» Requirement
Retype the opening lines of the data exactly, stopping after the line that contains "b2 = ax.bar(x". Skip every picture.

» Listed entries
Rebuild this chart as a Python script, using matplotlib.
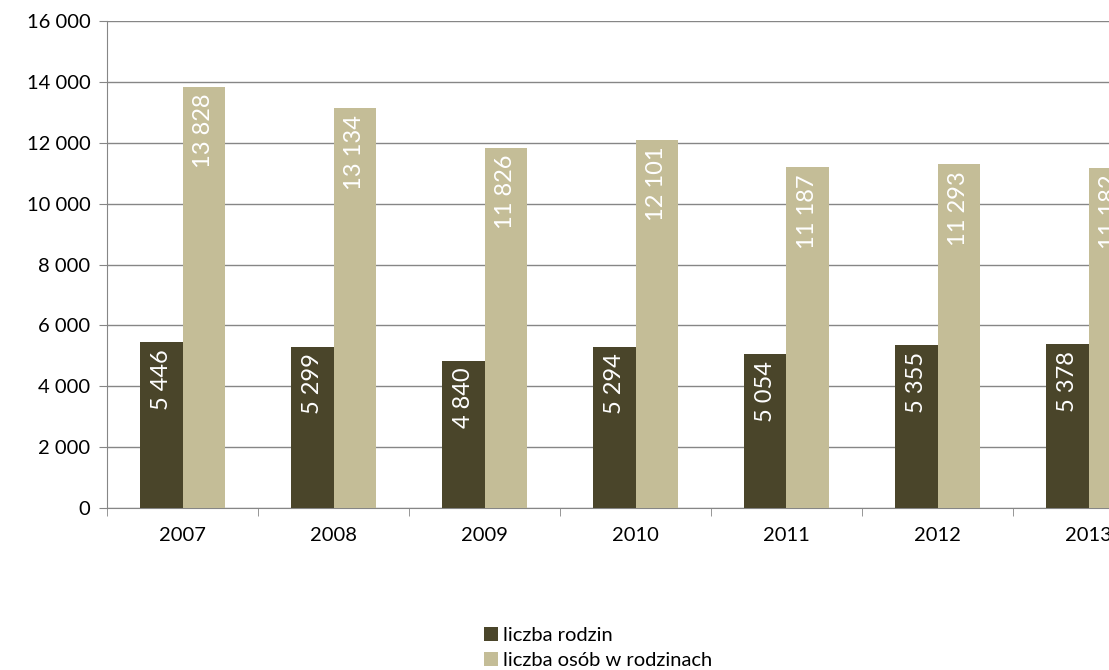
import numpy as np
import matplotlib.pyplot as plt
from matplotlib.ticker import FuncFormatter

years = ['2007', '2008', '2009', '2010', '2011', '2012', '2013']
rodziny = [5446, 5299, 4840, 5294, 5054, 5355, 5378]
osoby = [13828, 13134, 11826, 12101, 11187, 11293, 11182]

dark = '#4A452A'
light = '#C4BD97'

plt.rcParams['font.family'] = ['Lato', 'DejaVu Sans']

def fmt(v, pos=None):
    return f"{int(v):,}".replace(',', ' ')

fig = plt.figure(figsize=(11.09, 6.70), dpi=100)
# axes runs past the right edge, like the cropped original
ax = fig.add_axes([107 / 1109, (670 - 508) / 670, 1057 / 1109, 487 / 670])

x = np.arange(len(years))
w = 0.28
b1 = ax.bar(x - w / 2, rodziny, w, color=dark, label='liczba rodzin', zorder=3)
b2 = ax.bar(x + w / 2, osoby, w, color=light, label='liczba osób w rodzinach', zorder=3)

for bars in (b1, b2):
    for r in bars:
        h = r.get_height()
        ax.text(r.get_x() + r.get_width() / 2, h - 220, fmt(h), rotation=90,
                ha='center', va='top', color='white', fontsize=17, zorder=4)

ax.set_ylim(0, 16000)
ax.set_xlim(-0.5, len(years) - 0.5)
ax.set_yticks(range(0, 16001, 2000))
ax.yaxis.set_major_formatter(FuncFormatter(fmt))
ax.set_xticks(x)
ax.set_xticklabels(years)
ax.set_xticks(np.arange(-0.5, len(years), 1), minor=True)
ax.tick_params(axis='x', which='major', length=0, pad=14, labelsize=14.5)
ax.tick_params(axis='x', which='minor', length=6, color='#868686', direction='out')
ax.tick_params(axis='y', length=6, color='#868686', labelsize=14.5, pad=6)

ax.yaxis.grid(True, color='#868686', linewidth=1, zorder=0)
for s in ('top', 'right'):
    ax.spines[s].set_visible(False)
for s in ('left', 'bottom'):
    ax.spines[s].set_color('#868686')

fig.legend(handles=[b1, b2], loc='upper left', bbox_to_anchor=(474 / 1109, 1 - 617 / 670),
           frameon=False, fontsize=14.5, handlelength=0.7, handleheight=0.7,
           handletextpad=0.25, labelspacing=0.4, borderpad=0)

plt.savefig('out.png', dpi=100)
plt.close()
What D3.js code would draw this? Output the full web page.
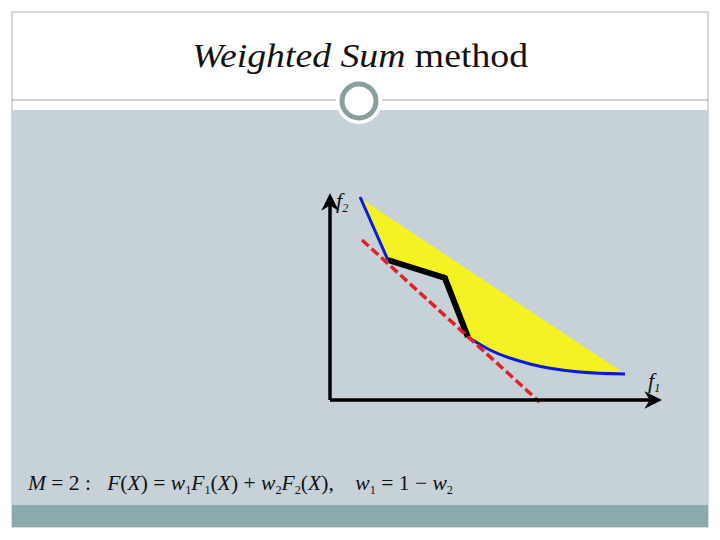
<!DOCTYPE html>
<html><head><meta charset="utf-8">
<script src="https://cdn.jsdelivr.net/npm/d3@7"></script>
<style>body{margin:0;background:#fff}svg{display:block}text{white-space:pre}</style>
</head><body>
<script>
// data (f1, f2 in arbitrary objective units)
const frontUpper = [[0.94, 10.15], [1.81, 7.0]];
const nonConvex = [[1.81, 7.0], [3.59, 6.1], [4.31, 3.15]];
const frontLower = [[4.31, 3.15], [5.0, 2.5], [6.25, 1.8], [7.81, 1.4], [9.22, 1.3]];
const weightLine = [[1.0, 8.0], [6.55, -0.1]];
const feasible = [[1.03, 10.0], [1.81, 7.0], [3.59, 6.1], [4.31, 3.15], [5.0, 2.5], [6.25, 1.8], [7.81, 1.4], [9.13, 1.4]];

const w = 720, h = 540;
const svg = d3.select("body").append("svg").attr("width", w).attr("height", h);

// slide frame
svg.append("rect").attr("x", 12).attr("y", 12).attr("width", 696).attr("height", 515)
  .attr("fill", "#fff").attr("stroke", "#aab8b8");
svg.append("rect").attr("x", 12).attr("y", 110).attr("width", 696).attr("height", 395).attr("fill", "#c6d1d8");
svg.append("rect").attr("x", 12).attr("y", 505).attr("width", 696).attr("height", 22).attr("fill", "#8aaaab");
svg.append("line").attr("x1", 12).attr("x2", 708).attr("y1", 100).attr("y2", 100).attr("stroke", "#9aaaa8");
svg.append("circle").attr("cx", 359).attr("cy", 101).attr("r", 23).attr("fill", "#fff");
svg.append("circle").attr("cx", 359).attr("cy", 101).attr("r", 17).attr("fill", "#fff")
  .attr("stroke", "#8a9e9e").attr("stroke-width", 5);

const title = svg.append("text").attr("x", 192).attr("y", 67)
  .attr("textLength", 336).attr("lengthAdjust", "spacingAndGlyphs")
  .attr("font-family", "Liberation Serif").attr("font-size", 34).attr("fill", "#111");
title.append("tspan").attr("font-style", "italic").text("Weighted Sum");
title.append("tspan").text(" method");

// scales
const x = d3.scaleLinear().domain([0, 10]).range([330, 650]);
const y = d3.scaleLinear().domain([0, 10]).range([400, 200]);
const line = d3.line().x(d => x(d[0])).y(d => y(d[1]));
const curve = d3.line().x(d => x(d[0])).y(d => y(d[1])).curve(d3.curveMonotoneX);

svg.append("path").attr("d", line(feasible) + "Z").attr("fill", "#f5f224");

svg.append("path").attr("d", line(frontUpper)).attr("fill", "none").attr("stroke", "#0a1adc").attr("stroke-width", 3);
svg.append("path").attr("d", curve(frontLower)).attr("fill", "none").attr("stroke", "#0a1adc").attr("stroke-width", 3);
svg.append("path").attr("d", line(nonConvex)).attr("fill", "none").attr("stroke", "#000")
  .attr("stroke-width", 6).attr("stroke-linejoin", "miter");
svg.append("path").attr("d", line(weightLine)).attr("fill", "none").attr("stroke", "#e0202a")
  .attr("stroke-width", 3.5).attr("stroke-dasharray", "9,4");

// axes
const defs = svg.append("defs");
defs.append("marker").attr("id", "arr").attr("viewBox", "0 0 10 10").attr("refX", 5).attr("refY", 5)
  .attr("markerWidth", 5).attr("markerHeight", 5).attr("orient", "auto")
  .append("path").attr("d", "M0,0L10,5L0,10L3,5Z").attr("fill", "#000");
svg.append("line").attr("x1", x(0)).attr("y1", y(0)).attr("x2", x(10.1)).attr("y2", y(0))
  .attr("stroke", "#000").attr("stroke-width", 3.5).attr("marker-end", "url(#arr)");
svg.append("line").attr("x1", x(0)).attr("y1", y(0)).attr("x2", x(0)).attr("y2", y(9.9))
  .attr("stroke", "#000").attr("stroke-width", 3.5).attr("marker-end", "url(#arr)");

const lab = (tx, ty, sub) => {
  const t = svg.append("text").attr("x", tx).attr("y", ty).attr("font-family", "Liberation Serif")
    .attr("font-style", "italic").attr("font-size", 22).attr("fill", "#111");
  t.append("tspan").text("f");
  t.append("tspan").attr("font-size", 12).attr("dy", 4).text(sub);
};
lab(336, 208, "2");
lab(648, 388, "1");

// formula
const f = svg.append("text").attr("x", 28).attr("y", 490).attr("font-family", "Liberation Serif")
  .attr("textLength", 425).attr("lengthAdjust", "spacingAndGlyphs")
  .attr("font-size", 21).attr("fill", "#111");
const parts = [
  ["M", 1], [" = 2 :   ", 0], ["F", 1], ["(", 0], ["X", 1], [") = ", 0],
  ["w", 1], ["1", 2], ["F", 1], ["1", 2], ["(", 0], ["X", 1], [") + ", 0],
  ["w", 1], ["2", 2], ["F", 1], ["2", 2], ["(", 0], ["X", 1], ["),    ", 0],
  ["w", 1], ["1", 2], [" = 1 − ", 0], ["w", 1], ["2", 2]
];
let sub = false;
parts.forEach(([s, k]) => {
  const t = f.append("tspan").text(s);
  if (k === 1) t.attr("font-style", "italic");
  if (k === 2) { t.attr("font-size", 12).attr("dy", sub ? 0 : 4); sub = true; }
  else if (sub) { t.attr("dy", -4); sub = false; }
});
</script>
</body></html>
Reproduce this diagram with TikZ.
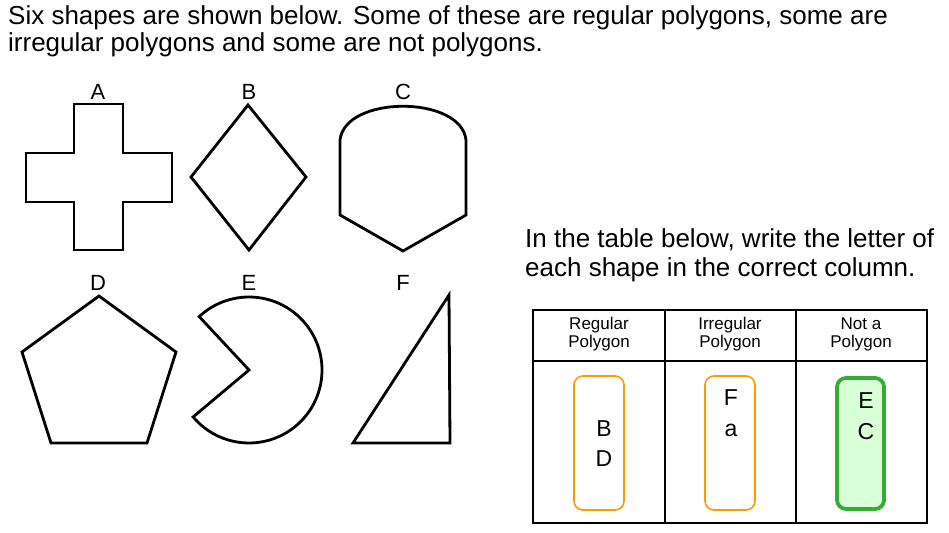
\documentclass[tikz,border=0pt]{standalone}
\usepackage{fontspec}
\setmainfont{Liberation Sans}
\begin{document}
\begin{tikzpicture}[x=1pt,y=1pt,
  shp/.style={line width=2.8pt,line join=miter},
  lbl/.style={font=\fontsize{22}{22}\selectfont,inner sep=0},
  hdr/.style={font=\fontsize{17}{18}\selectfont,align=center,inner sep=0},
  ans/.style={font=\fontsize{23}{23}\selectfont,inner sep=0},
  big/.style={font=\fontsize{26}{27}\selectfont,inner sep=0,anchor=base west},
  obox/.style={draw=orange!80!yellow,line width=1.6pt,rounded corners=9pt},
  gbox/.style={draw=green!60!black!80,fill=green!15,line width=3.8pt,rounded corners=9pt}]
\useasboundingbox (0,0) rectangle (949,-532);
\node[big] (t1) at (8,-25) {Six shapes are shown below. Some of these are regular polygons, some are};
\node[big] (t2) at (8,-52) {irregular polygons and some are not polygons.};
\node[big] (t3) at (525,-247) {In the table below, write the letter of};
\node[big] (t4) at (525,-276) {each shape in the correct column.};
% labels
\node[lbl] (la) at (98,-92) {A};
\node[lbl] (lb) at (249,-92) {B};
\node[lbl] (lc) at (403,-92) {C};
\node[lbl] (ld) at (98,-283) {D};
\node[lbl] (le) at (249,-283) {E};
\node[lbl] (lf) at (403,-283) {F};
% A cross
\draw[shp] (74,-104)--(123,-104)--(123,-153)--(172,-153)--(172,-202)--(123,-202)--(123,-250)--(74,-250)--(74,-202)--(26,-202)--(26,-153)--(74,-153)--cycle;
% B diamond
\draw[shp] (248,-105)--(306,-177)--(249,-250)--(191,-177)--cycle;
% C
\draw[shp] (340,-215)--(340,-140) .. controls (345,-95) and (461,-95) .. (466,-140)--(466,-215)--(403,-251)--cycle;
% D pentagon
\draw[shp] (99,-296)--(176,-352)--(147,-443)--(51,-443)--(22,-352)--cycle;
% E pacman
\begin{scope}[shift={(249,-370)}]
\draw[shp] (0,0)--(133:73pt) arc[start angle=133,end angle=-140,radius=73pt]--cycle;
\end{scope}
% F triangle
\draw[shp] (449,-295)--(450,-443)--(353,-443)--cycle;
% table
\draw[line width=2.4pt] (533,-310) rectangle (927,-523);
\draw[line width=2.4pt] (533,-361)--(927,-361);
\draw[line width=2.4pt] (665,-310)--(665,-523);
\draw[line width=2.4pt] (796,-310)--(796,-523);
\node[hdr] (h1) at (599,-334) {Regular\\Polygon};
\node[hdr] (h2) at (730,-334) {Irregular\\Polygon};
\node[hdr] (h3) at (861,-334) {Not a\\Polygon};
\draw[obox] (574,-376) rectangle (624,-510);
\draw[obox] (705,-376) rectangle (755,-510);
\draw[gbox] (837,-378) rectangle (884,-509);
\node[ans] (a1) at (604,-429) {B};
\node[ans] (a2) at (604,-459) {D};
\node[ans] (a3) at (731,-398) {F};
\node[ans] (a4) at (731,-430) {a};
\node[ans] (a5) at (866,-401) {E};
\node[ans] (a6) at (866,-432) {C};
\end{tikzpicture}
\end{document}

» Output of the exercise
Rebuild this chart as a Python script, using matplotlib.
import numpy as np
import matplotlib.pyplot as plt
from matplotlib.ticker import FuncFormatter

years = ['2007', '2008', '2009', '2010', '2011', '2012', '2013']
rodziny = [5446, 5299, 4840, 5294, 5054, 5355, 5378]
osoby = [13828, 13134, 11826, 12101, 11187, 11293, 11182]

dark = '#4A452A'
light = '#C4BD97'

plt.rcParams['font.family'] = ['Lato', 'DejaVu Sans']

def fmt(v, pos=None):
    return f"{int(v):,}".replace(',', ' ')

fig = plt.figure(figsize=(11.09, 6.70), dpi=100)
# axes runs past the right edge, like the cropped original
ax = fig.add_axes([107 / 1109, (670 - 508) / 670, 1057 / 1109, 487 / 670])

x = np.arange(len(years))
w = 0.28
b1 = ax.bar(x - w / 2, rodziny, w, color=dark, label='liczba rodzin', zorder=3)
b2 = ax.bar(x + w / 2, osoby, w, color=light, label='liczba osób w rodzinach', zorder=3)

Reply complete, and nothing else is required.